Outside of hosting conferences, ASUG provides its members with community-focused webcasts, alliance meetings, information industry councils, research surveys, editorial content, and regional Chapter meetings. “Our ASUG Volunteers decide, plan, and put on what happens at an ASUG Chapter meeting,” remarked Dolezal. “They drive the agenda, the topics of interest; and as SAP users themselves, they take on leadership roles with the goal of generating knowledge and sharing it with the community. You don’t find that generosity of spirit everywhere in business, but we do find it at ASUG. It is what fuels us, and it is indicative of our members' success."
Calling ASUG’s work in inspiring and educating the rising workforce “a proud moment,” Dolezal shared her memories of attending ERPsim, a recent event in which ASUG Michigan Chapter volunteers partnered with Central Michigan University to mentor and coach students through simulations designed to reflect business challenges. “I witnessed collaboration between the university, SAP, ASUG, and the next generation of leaders,” she said. “It was really powerful and profound, what collaboration can achieve, and what remarkable things people can do when they’re aligned on a mission.”
ASUG’s keynote session concluded with a panel discussion between Scott, Dolezal, Johnson, Gambill, and Caesar, with the ASUG executives joining Board members in evaluating key topics from SAP Sapphire & ASUG Annual Conference.
Discussing artificial intelligence, Scott acknowledged the opportunity presented by generative AI, even as he noted how technologies like ChatGPT have become a top topic. “It has significant greatness and significant consequences,” he said. “We, as technology professionals, are responsible for figuring out how to make it work in the enterprise and to come up with a coherent answer before others do it for us.”

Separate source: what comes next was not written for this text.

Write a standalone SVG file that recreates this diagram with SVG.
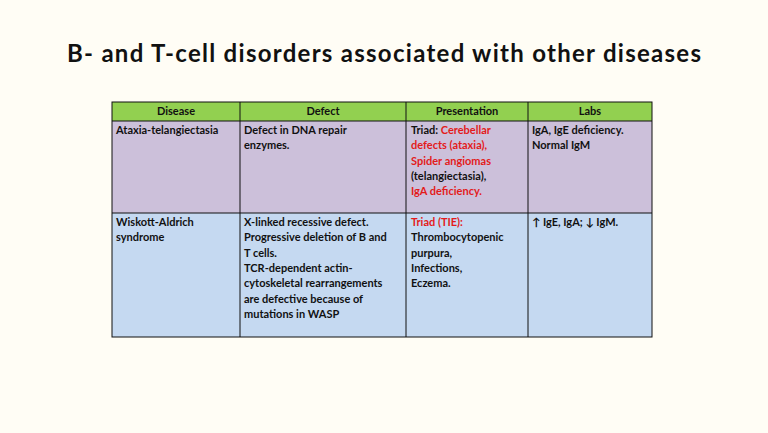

Added Caesar: “As a CIO, what I’m nervous about are dangers to my organization. One person recently told me that someone in their organization took customer data and put it all into ChatGPT to create a proposal. That concept sounds cool, but now all that customer’s data and pricing information is in ChatGPT. I don’t want data leaks, so we’re going to have to figure out how to control it. Because, if not, it’s going to control us.”
SAP recently announced role-based certification for enterprise architects, within customer and partner communities. Looking back to 2020, to the first SAP-ASUG EA Summit in Newtown Square, Gambill notes that event’s attendance and customer engagement gave compelling evidence of the need for a framework, tool set, and guidance for EA professionals. “Today, we have an explosion of choices,” Gambill said. “Tool offerings are exponentially coming to market in a more modular fashion, but we still need to make faster decisions to get to business outcomes, to find what paths to innovate on.”
Gambill feels that enterprise architecture is in the spotlight more than ever before. “Foundational principles will need to be revisited and revised,” she said. “It’s not just about enabling that capability; it’s about creating another community that's going to be able to learn and evolve together.”
Added Johnson: “The unique purview that the EA has across an organization truly makes them a superhero. From a career-path perspective, they have the best view of an organization and the largest opportunity to affect change.”